- _TASK DETAILS_
Go through the listing and return every line with "this" in it.

* START ENTRIES SUPPLIED *

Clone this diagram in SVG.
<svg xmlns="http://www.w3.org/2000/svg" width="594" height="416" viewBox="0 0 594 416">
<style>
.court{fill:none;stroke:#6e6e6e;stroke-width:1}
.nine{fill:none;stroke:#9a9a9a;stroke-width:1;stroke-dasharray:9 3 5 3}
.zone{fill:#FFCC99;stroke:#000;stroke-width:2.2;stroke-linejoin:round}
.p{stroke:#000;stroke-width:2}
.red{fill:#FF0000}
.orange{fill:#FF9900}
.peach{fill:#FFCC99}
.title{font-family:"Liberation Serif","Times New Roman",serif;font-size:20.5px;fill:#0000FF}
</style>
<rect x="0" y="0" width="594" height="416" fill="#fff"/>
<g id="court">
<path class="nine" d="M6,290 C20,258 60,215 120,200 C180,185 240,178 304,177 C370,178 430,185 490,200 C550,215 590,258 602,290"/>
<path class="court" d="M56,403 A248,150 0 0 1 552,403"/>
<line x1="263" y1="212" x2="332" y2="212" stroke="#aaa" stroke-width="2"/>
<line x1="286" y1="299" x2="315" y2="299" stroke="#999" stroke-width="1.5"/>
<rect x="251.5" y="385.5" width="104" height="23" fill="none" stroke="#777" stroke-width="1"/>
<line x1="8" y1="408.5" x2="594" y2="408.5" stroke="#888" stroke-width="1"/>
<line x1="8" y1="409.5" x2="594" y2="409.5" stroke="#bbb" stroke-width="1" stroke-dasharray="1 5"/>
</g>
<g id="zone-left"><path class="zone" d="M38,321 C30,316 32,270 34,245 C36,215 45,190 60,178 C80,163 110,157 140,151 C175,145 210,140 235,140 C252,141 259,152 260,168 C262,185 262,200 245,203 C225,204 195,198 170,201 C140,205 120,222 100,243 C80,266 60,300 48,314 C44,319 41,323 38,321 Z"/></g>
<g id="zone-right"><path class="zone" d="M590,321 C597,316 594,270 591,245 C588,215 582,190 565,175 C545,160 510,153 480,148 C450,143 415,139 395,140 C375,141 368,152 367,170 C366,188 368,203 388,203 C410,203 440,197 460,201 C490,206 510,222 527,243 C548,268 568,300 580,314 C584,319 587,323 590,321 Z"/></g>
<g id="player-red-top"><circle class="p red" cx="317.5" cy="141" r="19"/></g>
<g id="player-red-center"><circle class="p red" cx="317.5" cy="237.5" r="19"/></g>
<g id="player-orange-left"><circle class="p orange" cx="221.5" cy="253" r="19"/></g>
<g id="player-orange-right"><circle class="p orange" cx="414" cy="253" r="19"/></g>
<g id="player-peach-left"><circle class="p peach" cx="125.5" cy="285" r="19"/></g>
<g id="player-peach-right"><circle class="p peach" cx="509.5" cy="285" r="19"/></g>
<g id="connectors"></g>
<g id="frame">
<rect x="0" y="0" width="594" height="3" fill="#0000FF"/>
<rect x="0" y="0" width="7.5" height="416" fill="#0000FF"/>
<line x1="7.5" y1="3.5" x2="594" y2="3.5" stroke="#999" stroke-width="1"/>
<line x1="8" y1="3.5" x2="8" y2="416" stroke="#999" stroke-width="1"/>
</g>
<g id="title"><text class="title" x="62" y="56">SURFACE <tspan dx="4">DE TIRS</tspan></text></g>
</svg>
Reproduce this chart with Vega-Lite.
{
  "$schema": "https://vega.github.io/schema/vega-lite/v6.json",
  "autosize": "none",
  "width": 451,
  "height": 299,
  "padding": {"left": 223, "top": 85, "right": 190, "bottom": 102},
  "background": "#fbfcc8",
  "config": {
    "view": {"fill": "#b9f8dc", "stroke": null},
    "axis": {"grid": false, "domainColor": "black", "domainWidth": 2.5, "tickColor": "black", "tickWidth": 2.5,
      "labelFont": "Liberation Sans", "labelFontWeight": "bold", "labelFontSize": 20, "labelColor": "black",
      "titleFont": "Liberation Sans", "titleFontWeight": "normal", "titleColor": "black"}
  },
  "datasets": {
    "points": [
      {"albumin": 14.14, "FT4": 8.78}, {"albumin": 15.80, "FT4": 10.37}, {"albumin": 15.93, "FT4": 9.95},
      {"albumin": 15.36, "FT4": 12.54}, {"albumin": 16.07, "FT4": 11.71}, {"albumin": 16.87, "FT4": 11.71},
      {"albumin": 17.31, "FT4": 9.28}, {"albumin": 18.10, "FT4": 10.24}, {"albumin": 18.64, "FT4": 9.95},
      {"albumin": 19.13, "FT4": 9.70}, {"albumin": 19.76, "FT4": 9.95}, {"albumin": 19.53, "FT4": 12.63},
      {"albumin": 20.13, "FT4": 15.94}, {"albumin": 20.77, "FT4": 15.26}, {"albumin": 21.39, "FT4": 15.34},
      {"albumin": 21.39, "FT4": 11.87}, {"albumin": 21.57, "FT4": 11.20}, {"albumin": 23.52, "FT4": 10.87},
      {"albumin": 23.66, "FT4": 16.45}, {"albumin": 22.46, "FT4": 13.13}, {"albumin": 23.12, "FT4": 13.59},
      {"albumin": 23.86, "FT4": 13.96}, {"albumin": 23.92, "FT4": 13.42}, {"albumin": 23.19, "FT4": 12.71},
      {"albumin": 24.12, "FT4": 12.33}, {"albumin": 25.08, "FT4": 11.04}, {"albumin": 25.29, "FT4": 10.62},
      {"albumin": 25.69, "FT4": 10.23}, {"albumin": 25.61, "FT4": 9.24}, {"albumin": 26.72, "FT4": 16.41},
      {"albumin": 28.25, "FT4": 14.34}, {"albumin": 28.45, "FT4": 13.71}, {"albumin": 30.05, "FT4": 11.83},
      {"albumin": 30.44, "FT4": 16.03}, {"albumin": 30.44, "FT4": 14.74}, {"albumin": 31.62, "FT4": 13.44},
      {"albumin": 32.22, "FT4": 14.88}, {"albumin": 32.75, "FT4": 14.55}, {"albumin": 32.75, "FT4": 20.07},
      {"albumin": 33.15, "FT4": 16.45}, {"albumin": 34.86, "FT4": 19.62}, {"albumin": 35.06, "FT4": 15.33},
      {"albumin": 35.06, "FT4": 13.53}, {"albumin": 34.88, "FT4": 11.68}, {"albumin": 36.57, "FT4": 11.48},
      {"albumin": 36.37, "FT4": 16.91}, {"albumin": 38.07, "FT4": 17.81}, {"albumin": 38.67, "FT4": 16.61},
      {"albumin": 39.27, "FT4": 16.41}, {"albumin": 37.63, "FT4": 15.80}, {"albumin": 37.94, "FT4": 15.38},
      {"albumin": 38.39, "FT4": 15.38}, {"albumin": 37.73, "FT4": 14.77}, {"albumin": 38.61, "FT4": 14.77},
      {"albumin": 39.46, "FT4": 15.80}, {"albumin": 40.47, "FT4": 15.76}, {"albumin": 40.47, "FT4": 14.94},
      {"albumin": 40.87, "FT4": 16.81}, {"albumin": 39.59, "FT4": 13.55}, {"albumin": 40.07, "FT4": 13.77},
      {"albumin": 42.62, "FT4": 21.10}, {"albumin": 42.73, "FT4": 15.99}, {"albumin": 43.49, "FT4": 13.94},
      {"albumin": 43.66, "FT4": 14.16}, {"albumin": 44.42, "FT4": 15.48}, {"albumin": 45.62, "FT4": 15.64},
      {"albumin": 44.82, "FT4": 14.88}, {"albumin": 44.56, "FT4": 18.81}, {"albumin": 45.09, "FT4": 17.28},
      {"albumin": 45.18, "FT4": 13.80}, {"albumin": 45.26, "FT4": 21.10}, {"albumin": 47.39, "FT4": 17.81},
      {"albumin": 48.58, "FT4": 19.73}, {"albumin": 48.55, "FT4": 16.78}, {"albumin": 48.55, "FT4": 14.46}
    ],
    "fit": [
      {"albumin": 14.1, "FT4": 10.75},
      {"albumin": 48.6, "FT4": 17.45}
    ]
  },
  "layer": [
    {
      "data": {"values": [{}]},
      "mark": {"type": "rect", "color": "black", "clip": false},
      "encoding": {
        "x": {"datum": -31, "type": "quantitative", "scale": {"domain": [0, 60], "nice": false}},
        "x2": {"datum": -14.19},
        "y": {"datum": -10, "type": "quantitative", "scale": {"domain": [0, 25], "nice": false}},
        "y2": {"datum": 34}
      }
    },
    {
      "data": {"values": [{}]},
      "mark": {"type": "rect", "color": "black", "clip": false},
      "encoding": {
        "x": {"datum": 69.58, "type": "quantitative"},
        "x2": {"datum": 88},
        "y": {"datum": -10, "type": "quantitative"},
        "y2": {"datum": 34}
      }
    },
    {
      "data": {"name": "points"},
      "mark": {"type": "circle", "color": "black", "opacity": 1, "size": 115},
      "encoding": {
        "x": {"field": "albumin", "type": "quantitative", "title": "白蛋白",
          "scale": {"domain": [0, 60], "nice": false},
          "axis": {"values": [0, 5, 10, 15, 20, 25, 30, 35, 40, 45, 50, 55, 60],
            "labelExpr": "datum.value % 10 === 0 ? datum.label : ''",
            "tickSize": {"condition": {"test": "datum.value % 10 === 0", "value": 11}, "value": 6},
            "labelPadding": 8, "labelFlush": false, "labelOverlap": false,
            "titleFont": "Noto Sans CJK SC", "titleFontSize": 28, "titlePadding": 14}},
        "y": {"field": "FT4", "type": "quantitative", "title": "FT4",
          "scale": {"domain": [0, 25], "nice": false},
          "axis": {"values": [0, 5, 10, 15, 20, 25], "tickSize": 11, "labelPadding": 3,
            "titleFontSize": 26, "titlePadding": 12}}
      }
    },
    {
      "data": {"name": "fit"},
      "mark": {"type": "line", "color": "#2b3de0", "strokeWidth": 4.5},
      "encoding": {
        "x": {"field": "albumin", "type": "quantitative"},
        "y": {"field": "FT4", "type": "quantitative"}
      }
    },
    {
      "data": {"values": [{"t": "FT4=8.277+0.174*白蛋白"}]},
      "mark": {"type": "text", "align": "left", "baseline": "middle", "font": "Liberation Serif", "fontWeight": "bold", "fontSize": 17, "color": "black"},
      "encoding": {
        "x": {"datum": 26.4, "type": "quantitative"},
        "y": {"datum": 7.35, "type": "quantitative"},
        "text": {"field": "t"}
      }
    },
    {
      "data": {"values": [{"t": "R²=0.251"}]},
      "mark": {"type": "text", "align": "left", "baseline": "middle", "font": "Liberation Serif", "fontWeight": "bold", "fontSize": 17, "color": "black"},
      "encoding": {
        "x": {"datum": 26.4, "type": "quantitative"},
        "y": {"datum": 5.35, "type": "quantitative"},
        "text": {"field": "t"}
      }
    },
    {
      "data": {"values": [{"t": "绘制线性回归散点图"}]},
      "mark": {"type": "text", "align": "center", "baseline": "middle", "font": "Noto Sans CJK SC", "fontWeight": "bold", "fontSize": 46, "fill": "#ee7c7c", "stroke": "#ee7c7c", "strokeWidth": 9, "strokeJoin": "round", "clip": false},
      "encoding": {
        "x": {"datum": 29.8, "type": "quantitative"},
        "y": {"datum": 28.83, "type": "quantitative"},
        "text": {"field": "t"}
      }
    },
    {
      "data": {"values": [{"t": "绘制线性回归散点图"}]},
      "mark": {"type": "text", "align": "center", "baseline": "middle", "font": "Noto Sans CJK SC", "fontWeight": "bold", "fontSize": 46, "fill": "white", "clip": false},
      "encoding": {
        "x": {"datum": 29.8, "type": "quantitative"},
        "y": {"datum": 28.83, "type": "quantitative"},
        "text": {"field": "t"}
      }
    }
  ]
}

* END ENTRIES SUPPLIED *

- _FINISHED EXERCISE_
Clone this diagram in SVG.
Reproduce this chart with Vega-Lite.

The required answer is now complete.